§ BRIEF
Reproduce the listing below in its entirety. Change nothing.

○ ○ ○

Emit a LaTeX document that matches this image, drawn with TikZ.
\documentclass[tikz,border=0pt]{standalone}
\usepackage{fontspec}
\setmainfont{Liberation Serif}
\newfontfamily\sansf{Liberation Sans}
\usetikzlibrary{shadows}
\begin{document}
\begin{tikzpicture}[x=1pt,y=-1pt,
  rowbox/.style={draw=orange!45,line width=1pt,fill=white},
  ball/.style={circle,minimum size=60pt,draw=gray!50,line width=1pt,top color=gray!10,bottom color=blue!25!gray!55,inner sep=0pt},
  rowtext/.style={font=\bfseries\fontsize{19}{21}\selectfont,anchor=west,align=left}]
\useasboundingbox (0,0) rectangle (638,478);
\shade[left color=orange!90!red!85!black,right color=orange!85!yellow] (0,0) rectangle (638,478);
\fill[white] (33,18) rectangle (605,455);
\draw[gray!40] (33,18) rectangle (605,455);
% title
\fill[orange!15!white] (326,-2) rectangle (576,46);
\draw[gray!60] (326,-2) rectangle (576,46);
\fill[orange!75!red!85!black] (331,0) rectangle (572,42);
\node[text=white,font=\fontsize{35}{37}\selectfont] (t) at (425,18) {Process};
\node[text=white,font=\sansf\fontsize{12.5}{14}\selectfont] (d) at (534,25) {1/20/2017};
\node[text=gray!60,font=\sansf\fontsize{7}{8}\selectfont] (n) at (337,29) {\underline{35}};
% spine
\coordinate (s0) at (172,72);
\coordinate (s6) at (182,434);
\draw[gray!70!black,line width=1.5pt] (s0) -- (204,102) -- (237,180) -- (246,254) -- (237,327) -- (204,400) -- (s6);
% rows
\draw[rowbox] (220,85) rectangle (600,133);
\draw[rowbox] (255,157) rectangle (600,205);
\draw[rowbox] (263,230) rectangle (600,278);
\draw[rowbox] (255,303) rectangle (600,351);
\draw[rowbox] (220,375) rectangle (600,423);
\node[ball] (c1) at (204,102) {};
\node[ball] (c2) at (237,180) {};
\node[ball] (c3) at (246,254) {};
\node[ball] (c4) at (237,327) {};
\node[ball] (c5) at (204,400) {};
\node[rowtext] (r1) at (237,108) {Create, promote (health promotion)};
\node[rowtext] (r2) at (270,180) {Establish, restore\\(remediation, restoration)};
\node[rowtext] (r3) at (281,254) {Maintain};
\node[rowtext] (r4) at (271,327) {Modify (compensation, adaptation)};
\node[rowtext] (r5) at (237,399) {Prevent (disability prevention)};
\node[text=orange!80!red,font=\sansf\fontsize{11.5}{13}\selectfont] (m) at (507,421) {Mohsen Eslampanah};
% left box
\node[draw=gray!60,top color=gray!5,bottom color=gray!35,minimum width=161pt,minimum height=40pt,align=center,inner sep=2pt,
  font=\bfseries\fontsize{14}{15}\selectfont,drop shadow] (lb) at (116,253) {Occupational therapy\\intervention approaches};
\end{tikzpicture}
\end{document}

○ ○ ○

§ SOLUTION TO THIS PROBLEM
Emit a LaTeX document that matches this image, drawn with TikZ.
\documentclass[tikz,border=0pt]{standalone}
\usepackage{fontspec}
\setmainfont{Liberation Serif}
\newfontfamily\sansf{Liberation Sans}
\usetikzlibrary{shadows}
\begin{document}
\begin{tikzpicture}[x=1pt,y=-1pt,
  rowbox/.style={draw=orange!45,line width=1pt,fill=white},
  ball/.style={circle,minimum size=60pt,draw=gray!50,line width=1pt,top color=gray!10,bottom color=blue!25!gray!55,inner sep=0pt},
  rowtext/.style={font=\bfseries\fontsize{19}{21}\selectfont,anchor=west,align=left}]
\useasboundingbox (0,0) rectangle (638,478);
\shade[left color=orange!90!red!85!black,right color=orange!85!yellow] (0,0) rectangle (638,478);
\fill[white] (33,18) rectangle (605,455);
\draw[gray!40] (33,18) rectangle (605,455);
% title
\fill[orange!15!white] (326,-2) rectangle (576,46);
\draw[gray!60] (326,-2) rectangle (576,46);
\fill[orange!75!red!85!black] (331,0) rectangle (572,42);
\node[text=white,font=\fontsize{35}{37}\selectfont] (t) at (425,18) {Process};
\node[text=white,font=\sansf\fontsize{12.5}{14}\selectfont] (d) at (534,25) {1/20/2017};
\node[text=gray!60,font=\sansf\fontsize{7}{8}\selectfont] (n) at (337,29) {\underline{35}};
% spine
\coordinate (s0) at (172,72);
\coordinate (s6) at (182,434);
\draw[gray!70!black,line width=1.5pt] (s0) -- (204,102) -- (237,180) -- (246,254) -- (237,327) -- (204,400) -- (s6);
% rows
\draw[rowbox] (220,85) rectangle (600,133);
\draw[rowbox] (255,157) rectangle (600,205);
\draw[rowbox] (263,230) rectangle (600,278);
\draw[rowbox] (255,303) rectangle (600,351);
\draw[rowbox] (220,375) rectangle (600,423);
\node[ball] (c1) at (204,102) {};
\node[ball] (c2) at (237,180) {};
\node[ball] (c3) at (246,254) {};
\node[ball] (c4) at (237,327) {};
\node[ball] (c5) at (204,400) {};
\node[rowtext] (r1) at (237,108) {Create, promote (health promotion)};
\node[rowtext] (r2) at (270,180) {Establish, restore\\(remediation, restoration)};
\node[rowtext] (r3) at (281,254) {Maintain};
\node[rowtext] (r4) at (271,327) {Modify (compensation, adaptation)};
\node[rowtext] (r5) at (237,399) {Prevent (disability prevention)};
\node[text=orange!80!red,font=\sansf\fontsize{11.5}{13}\selectfont] (m) at (507,421) {Mohsen Eslampanah};
% left box
\node[draw=gray!60,top color=gray!5,bottom color=gray!35,minimum width=161pt,minimum height=40pt,align=center,inner sep=2pt,
  font=\bfseries\fontsize{14}{15}\selectfont,drop shadow] (lb) at (116,253) {Occupational therapy\\intervention approaches};
\end{tikzpicture}
\end{document}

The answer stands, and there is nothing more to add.